Even after many months of heavy debate submissions made to a parliamentary committee on the Protection of Information Bill has managed to surprise.
The content of public protector Thuli Madonsela’s submission to the ad hoc committee on the Protection of State Information Bill was dramatic—saying her office would be severely hampered in its duties as a result—but thanks to her measured tones in delivering it, in sheer theatre it was easily outweighed by the Alternative Information Development Centre’s (AIDC) attempt at a submission.
“There are serious political statements now that you are making now. You are making reference to the Polokwane conference and all those sorts of things,” committee chairperson Raseriti Tau told the AIDC’s Mark Weinberg. “Can we stop this presentation. We are not going to allow you to continue with this presentation.”
Weinberg says his group, a founding member of the Right2Know campaign, is not necessarily great at a clause-by-clause breakdown of legislation, so it sought to focus on the broader context of the Bill instead, such as “the rise of the securocrats” in the wake of factional fighting for control of the state. Which is where, as far as Tau was concerned, Weinberg stepped over the line.

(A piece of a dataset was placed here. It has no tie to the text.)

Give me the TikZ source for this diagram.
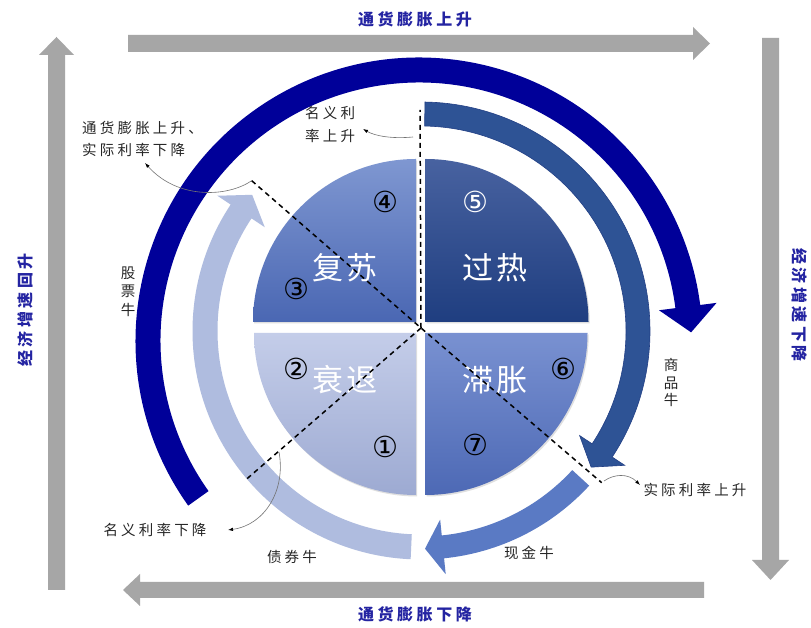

“This so called ... alliance of the wounded cobbled together pre-Polokwane is weakening and its fissures rupturing ... ” he said, before being interrupted.

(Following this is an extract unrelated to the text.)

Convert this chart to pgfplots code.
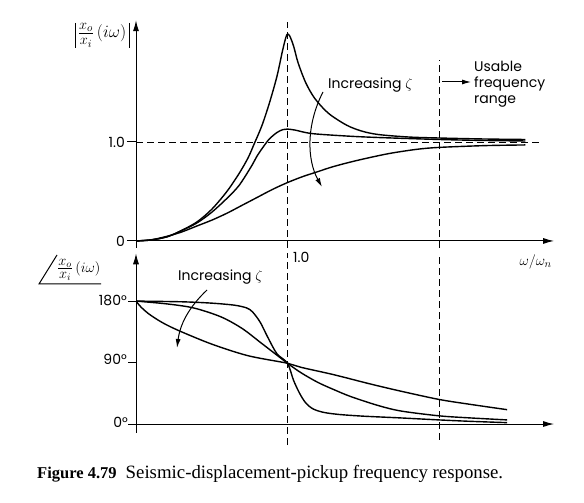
\documentclass[border=0pt]{standalone}
\usepackage{amsmath}
\usepackage{fontspec}
\setmainfont{Liberation Serif}
\newfontfamily\lab{Poppins}
\usepackage{pgfplots}
\pgfplotsset{compat=1.18}
\usetikzlibrary{arrows.meta}
\newcommand{\fr}[1]{\frac{\raisebox{1.5pt}{\fontsize{#1}{#1}\selectfont$x_o$}}{\raisebox{-1.5pt}{\fontsize{#1}{#1}\selectfont$x_i$}}}
\begin{document}
\begin{tikzpicture}
\path[use as bounding box] (0,0) rectangle (584pt,503pt);
\pgfplotsset{
  myax/.style={scale only axis, clip=false, axis y line=left, axis x line=middle,
    xmin=0, xmax=2.76, xtick=\empty, tick align=outside, major tick length=9pt,
    yticklabels={},
    axis line style={line width=1pt, -{Latex[length=11pt,width=6pt]}},
    every tick/.style={line width=1pt, black}},
  curve/.style={line width=1.4pt, smooth, tension=0.5, black, no markers},
  guide/.style={line width=0.8pt, dash pattern=on 7pt off 4pt, black, no markers},
}
% ---------- magnitude ----------
\begin{axis}[myax, at={(136pt,255.1pt)}, anchor=south west,
  width=418.1pt, height=227.7pt, ymin=-0.07, ymax=2.23, ytick={0,1}]
\addplot[guide] coordinates {(0,1) (2.67,1)};
\addplot[guide] coordinates {(1,-0.07) (1,2.21)};
\addplot[guide] coordinates {(2,-0.07) (2,1.83)};
% low damping
\addplot[curve] coordinates {
(0,0) (0.1,0.01) (0.2,0.04) (0.28,0.09) (0.4,0.19) (0.5,0.32) (0.6,0.5)
(0.68,0.68) (0.74,0.84) (0.78,0.98) (0.83,1.16) (0.88,1.39) (0.93,1.66)
(0.967,1.92) (0.99,2.06) (1.0,2.09) (1.015,2.07) (1.04,1.97) (1.07,1.8)
(1.12,1.6) (1.18,1.44) (1.27,1.29) (1.39,1.17) (1.49,1.11) (1.6,1.075)
(1.8,1.05) (2.0,1.04) (2.3,1.03) (2.57,1.025)};
% medium damping
\addplot[curve] coordinates {
(0,0) (0.1,0.01) (0.2,0.04) (0.28,0.09) (0.4,0.18) (0.5,0.29) (0.6,0.43)
(0.68,0.56) (0.76,0.75) (0.8,0.86) (0.84,0.95) (0.88,1.03) (0.93,1.095)
(0.97,1.125) (1.0,1.13) (1.05,1.12) (1.16,1.085) (1.39,1.06) (1.6,1.045)
(2.0,1.025) (2.3,1.015) (2.57,1.01)};
% high damping
\addplot[curve] coordinates {
(0,0) (0.1,0.012) (0.2,0.045) (0.3,0.09) (0.4,0.15) (0.5,0.21) (0.6,0.28)
(0.7,0.36) (0.8,0.44) (0.9,0.52) (1.0,0.59) (1.1,0.65) (1.2,0.70) (1.3,0.75)
(1.45,0.81) (1.66,0.88) (1.85,0.925) (2.0,0.945) (2.3,0.963) (2.57,0.97)};
\end{axis}
% ---------- phase ----------
\begin{axis}[myax, at={(136pt,70.1pt)}, anchor=south west,
  width=418.1pt, height=179.6pt, ymin=-13, ymax=250, ytick={0,90,180},
  major tick length=8pt]
\addplot[guide] coordinates {(1,-31) (1,250)};
\addplot[guide] coordinates {(2,-23) (2,250)};
\addplot[curve] coordinates {
(0,180) (0.3,179) (0.5,177) (0.65,174) (0.73,170) (0.77,164) (0.82,149)
(0.87,127) (0.93,103) (1.0,89) (1.04,64) (1.08,45) (1.12,31) (1.17,22)
(1.24,17) (1.34,14) (1.5,11.5) (1.74,9) (2.0,6) (2.2,4) (2.45,2)};
\addplot[curve] coordinates {
(0,180) (0.2,176) (0.38,170) (0.56,157) (0.7,140) (0.83,118) (1.0,89)
(1.09,75) (1.2,61) (1.31,50) (1.42,40) (1.6,27) (1.75,19) (2.0,12) (2.2,9) (2.45,6)};
\addplot[curve] coordinates {
(0,180) (0.03,172) (0.08,162) (0.17,149) (0.28,137) (0.5,117) (0.74,100)
(1.0,89) (1.09,83) (1.31,72) (1.54,59) (1.75,48) (2.0,36) (2.2,29) (2.45,21)};
\end{axis}
% ---------- annotations (pixel frame) ----------
\begin{scope}[x=1pt,y=-1pt,yshift=503pt]
\lab\fontsize{14}{16}\selectfont
\node[anchor=east,inner sep=0] at (125,241) {0};
\node[anchor=east,inner sep=0] at (125,142) {1.0};
\node[anchor=west,inner sep=0] at (293,257) {1.0};
\node[anchor=east,inner sep=0] at (552,262) {\fontsize{15}{17}\selectfont$\omega/\omega_n$};
\node[inner sep=0] at (102,35) {\fontsize{16}{18}\selectfont$\fr{15}\,(i\omega)$};
\draw[line width=0.9pt] (75,23) -- (75,48) (129,23) -- (129,48);
\node[anchor=base west,inner sep=0] at (328,89) {Increasing $\zeta$};
\node[anchor=base west,inner sep=0] at (474,72) {Usable};
\node[anchor=base west,inner sep=0] at (474,88) {frequency};
\node[anchor=base west,inner sep=0] at (474,104) {range};
\draw[line width=1pt,-{Latex[length=9pt,width=5pt]}] (442,82) -- (471,82);
\draw[line width=1pt,-{Latex[length=9pt,width=5pt]}] (323,92) .. controls (306,125) and (307,160) .. (322,187);
\node[anchor=east,inner sep=0] at (127,301) {180°};
\node[anchor=east,inner sep=0] at (127,359) {90°};
\node[anchor=east,inner sep=0] at (128,422) {0°};
\node[anchor=base west,inner sep=0] at (178,281) {Increasing $\zeta$};
\draw[line width=1pt,-{Latex[length=9pt,width=5pt]}] (207,290) .. controls (188,308) and (180,325) .. (177,348);
\node[anchor=west,inner sep=0] at (57,270) {\fontsize{15}{17}\selectfont$\fr{14}\,(i\omega)$};
\draw[line width=1pt] (57,255) -- (39,284) -- (101,284);
\node[anchor=base west,inner sep=0] at (37,479) {\rmfamily\fontsize{16.5}{19}\selectfont\textbf{Figure 4.79}\hspace{0.55em}\fontsize{18.8}{21}\selectfont Seismic-displacement-pickup frequency response.};
\end{scope}
\end{tikzpicture}
\end{document}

Weinberg says being barred from completing a presentation touching on authoritarianism in a show of authoritarianism is mildly ironic. He also believes it shows MPs could not have read the AICD’s submission before inviting it (along with 16 other groups, from among 263 submissions received, Parliament said on Wednesday) to address the committee.
“As social cohesion falters we have witnessed the emergence of greater authoritarianism, militarisation and the rolling back of human rights in democracies across the world,” reads part of the AIDC’s written submission. “It is vital that members of the National Council of Provinces Committee dealing with the Protection of State Information Bill stand up to pressure from the securocrats in the executive and ruling alliance,” reads another section.

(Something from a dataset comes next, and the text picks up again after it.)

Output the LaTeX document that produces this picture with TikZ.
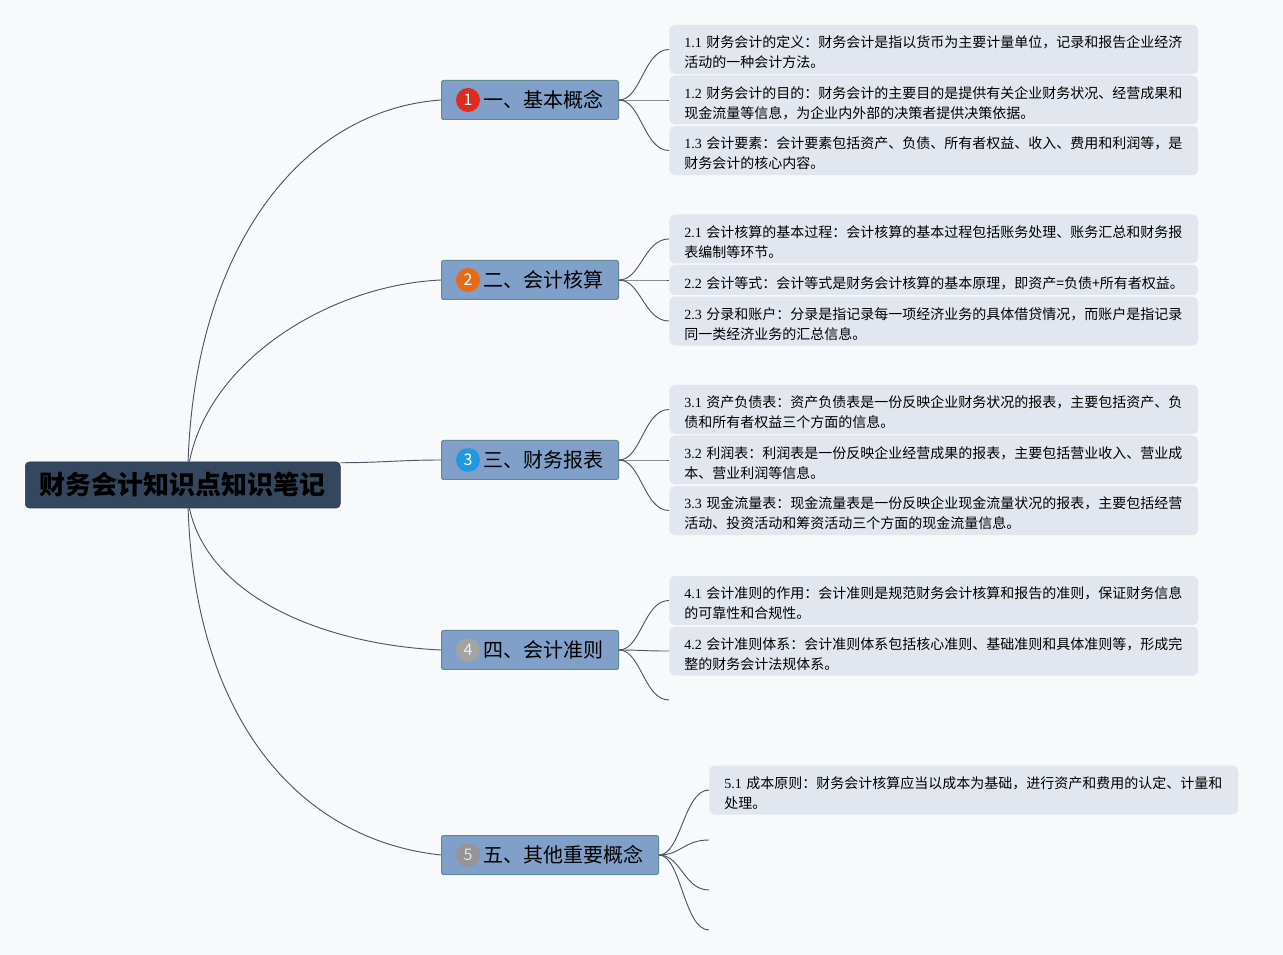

In a statement on Wednesday, Tau said he was disappointed at the AIDC’s approach. “The AIDC’s oral presentation focused more on political ideologies and political landscape of South Africa instead of issues related to the Bill. All organisations and institutions that have appeared before the committee so far have been specific to areas of the Bill which they wish the committee to focus on.”
But Weinberg offered everything said around the Bill was inherently political. “I think there is a problem if we approach our legislation in a very narrow political way. Context is important, and providing it is appropriate. I had assumed that was why we were invited to participate.”
Also on Wednesday, the public protector told the committee that the Bill, in its current form, would shrink her powers and bedevil investigations into state wrongdoing.
It would reduce her to the status of an ordinary citizen because it would oblige her to hand classified information to the police like anyone else.
Likewise, it would strip away the right she held to access classified information in the course of her duty, instead forcing her to go to court to obtain it like any other South African.
“The public protector is directly affected by this Bill,” she told the second day of public hearings in Parliament on the contentious draft law.
“We will not be toothless but we are going to function under more onerous circumstances.”
She said the obligation clause 15 of the Bill created for those who received classified information to hand it to the police to avoid prosecution posed the risk of her being arrested while she was studying any of the secret documents delivered to her office almost daily.
“Will I be affected? Yes, severely. At the moment I’m not chasing around trying to find out what documents came to my office and which police station do I rush to report it. I don’t want to do that.
“Unfortunately, Parliament has elevated the police above chapter nine institutions. Why does this democracy trust a police station above chapter nine institutions?” she asked.
Other criticism of the law also continued to mount outside Parliament on Wednesday. The South African Institute of Race Relations (SAIRR) said in a statement that recent amendments to the Bill “genuflect towards the Constitution’s guaranteed right ‘to receive or impart information’. However, they are likely to mean little in practice.”
If information were classified in order to cover up corruption or illegality, it would not be possible to successfully prosecute anyone who broke the secrecy restrictions, because the initial classification would be invalid.
“In practice, however, journalists and other commentators will need considerable courage to obtain or communicate classified information, irrespective of how obvious the illegality and invalidity of the classification decision might seem. Few will want to run the risk of arrest and prosecution, even if they know they are likely to be vindicated in the end. Media companies, political parties, and civil society organisations will also need deep pockets to fund defences against such prosecutions and may soon fight shy of dealing with classified information at all.”